In totale, il 73% dei 1.172 siti del Patrimonio mondiale «non marini» è soggetto ad almeno un «grave rischio legato all’acqua» (carenza di acqua rispetto al fabbisogno, o «stress idrico» per il 40%, rischio di inondazioni fluviali per il 33%), secondo il documento. Un sito su cinque (21%) «deve affrontare un duplice problema: troppa acqua un anno e poca l’anno successivo». Nel medio termine la tendenza è destinata a peggiorare, con il 44% dei siti che nel 2050 sperimenteranno uno stress idrico elevato o molto elevato, rispetto all’attuale 40%.

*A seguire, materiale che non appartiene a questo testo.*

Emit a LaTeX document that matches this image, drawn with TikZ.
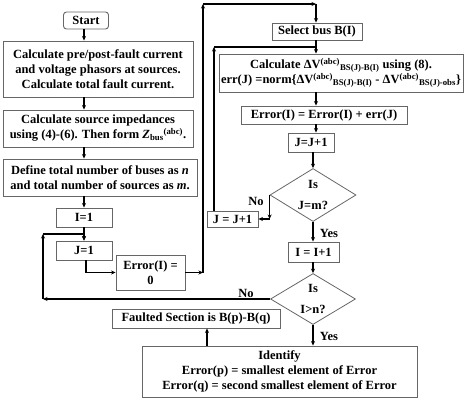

Le aree più a rischio si trovano in Medio Oriente, Nord Africa, parti dell’Asia meridionale e Cina settentrionale. Il rapporto illustra la situazione di quattro siti particolarmente a rischio. Due sono minacciati dalla mancanza d’acqua: le Ahwar nel sud dell’Iraq, aree paludose contenenti i resti di città mesopotamiche, e le Cascate Vittoria (o Mosi-Oa-Tunya) al confine tra Zambia e Zimbabwe. Altri due siti sono minacciati dalle inondazioni: il sito archeologico di Chan-Chan in Perù, a causa dell’intensificarsi del fenomeno climatico El Niño, e i santuari degli uccelli migratori lungo la costa del Mar Giallo e del Golfo di Bohai in Cina.

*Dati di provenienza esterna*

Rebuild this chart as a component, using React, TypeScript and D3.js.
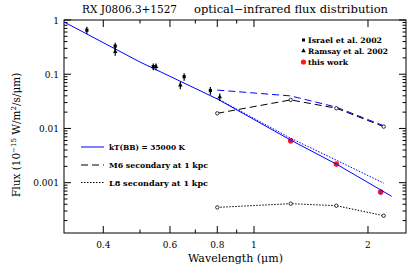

Questi santuari degli uccelli migratori in Cina sono minacciati sia dal rischio di inondazioni marittime (come quasi 50 altri siti del Patrimonio mondiale) sia dal rapido sviluppo degli insediamenti umani. «Nel 2018 la Cina ha risposto vietando i progetti immobiliari nella Baia di Bohai, una decisione accolta con favore dai gruppi ambientalisti», si legge nel testo.